The accounts of Olympus were audited in the 1990s by the Japanese affiliate of then 'big five' accounting firm Arthur Andersen until the latter collapsed in 2002, when KPMG Azsa became its auditor. KPMG remained the auditor up until 2009, after which the Ernst & Young ShinNihon (E&Y) took over. At no point were any major issues signalled by the company's auditors; The Financial Times (FT) reported that KPMG had raised some questions when the firm audited Olympus, but audit reports were always unqualified, and E&Y signed off on "clean" audit reports in 2010 and 2011.[48] According to an email sent by former chairman Tsuyoshi Kikukawa that Michael Woodford made public, Olympus had replaced KPMG with E&Y after the former expressed disagreement with the accounting treatment of the Gyrus acquisition. The FT queried why, this being the case, KPMG had signed off on the 2009 accounts.
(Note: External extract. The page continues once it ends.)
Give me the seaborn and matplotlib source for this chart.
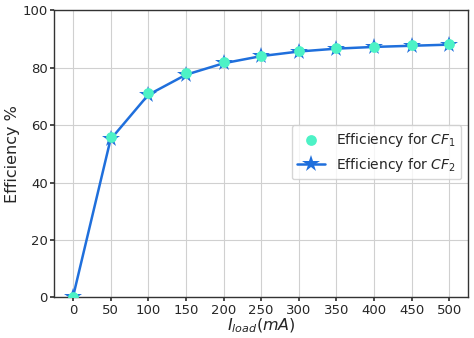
import matplotlib
matplotlib.use("Agg")
import matplotlib.pyplot as plt
import seaborn as sns
import pandas as pd

load_ma = [0, 50, 100, 150, 200, 250, 300, 350, 400, 450, 500]
eff_cf1 = [0, 56, 71.2, 78, 82, 84.2, 85.8, 86.8, 87.3, 87.8, 88.2]
eff_cf2 = [0, 55, 70.5, 77.5, 81.5, 84, 85.6, 86.6, 87.2, 87.6, 88.0]
xticks = [0, 50, 100, 150, 200, 250, 300, 350, 400, 450, 500]
yticks = [0, 20, 40, 60, 80, 100]

sns.set_theme(style="whitegrid")
plt.rcParams['font.family'] = ['DejaVu Sans']

df = pd.DataFrame({"load": load_ma, "cf1": eff_cf1, "cf2": eff_cf2})

fig, ax = plt.subplots(figsize=(4.74, 3.38), dpi=100)
sns.lineplot(data=df, x="load", y="cf2", ax=ax, color="#1f6fdc", linewidth=1.8,
             marker="*", markersize=13, markeredgewidth=0, label="Efficiency for $CF_2$", zorder=2)
sns.scatterplot(data=df, x="load", y="cf1", ax=ax, color="#4df2c6", s=60, linewidth=0,
                label="Efficiency for $CF_1$", zorder=3)

ax.set_xlim(-25, 525)
ax.set_ylim(0, 100)
ax.set_xticks(xticks)
ax.set_yticks(yticks)
ax.tick_params(labelsize=9.5, length=3, pad=1.5, color="#333333", bottom=True, left=True)
ax.set_xlabel("$I_{load}(mA)$", fontsize=11.5, labelpad=0)
ax.set_ylabel("Efficiency %", fontsize=11.5, labelpad=2)
for s in ax.spines.values():
    s.set_color("#333333")
    s.set_linewidth(1.0)
ax.grid(color="#d0d0d0", linewidth=0.8)

h, l = ax.get_legend_handles_labels()
order = [l.index("Efficiency for $CF_1$"), l.index("Efficiency for $CF_2$")]
ax.legend([h[i] for i in order], [l[i] for i in order], loc="center right",
          bbox_to_anchor=(1.0, 0.505), fontsize=10, frameon=True)

fig.subplots_adjust(left=0.114, right=0.988, top=0.97, bottom=0.12)
fig.savefig("out.png", dpi=100)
Tsutomu Okubo raised a question in the upper house of the Diet as to why the auditors apparently failed to stop the cover-up; the Japanese Institute of Certified Accountants said that it would look into the the auditors' role.[49]

According to a letter filed with the UK Registrar of Companies, the auditors to Gyrus resigned "partly because of its client's accounting for the securities". KPMG qualified Gyrus' accounts because they could not ascertain that Axam was not a related party. The auditors also took issue with the accounting treatment of the preference shares. In its audit letter to Gyrus Group dated 26 April 2010, KPMG considered that there were "circumstances connected with our ceasing to hold office that should be brought to the attention of the company's members or creditors."[11] Ernst & Young, the firm that succeeded KPMG, also expressed reservations about the 2010 Gyrus accounts for uncertainty, due to the lack of information about Axam. Bloomberg noted that both Gyrus annual reports were filed late: instead of filing within the nine-month statutory limit, the accounts were filed more than a year from the company's year end.[11] In late November 2011 Michael Andrew, KPMG International global chairman, said his firm had complied with its legal obligations to pass on information related to Olympus’s 2008 acquisition of Gyrus, and were removed as auditors for so doing. Andrew said: “It’s pretty evident to me there was very, very significant fraud and that a number of parties had been complicit.”[50] However, the while the Japanese firm forced a Y71 billion restatement of dubious valuation of certain acquired assets, the firm signed off on the financial statements in the same year that contained questionable figures other members of its global network in UK and elsewhere had apparently expressed grave reservations over.[51]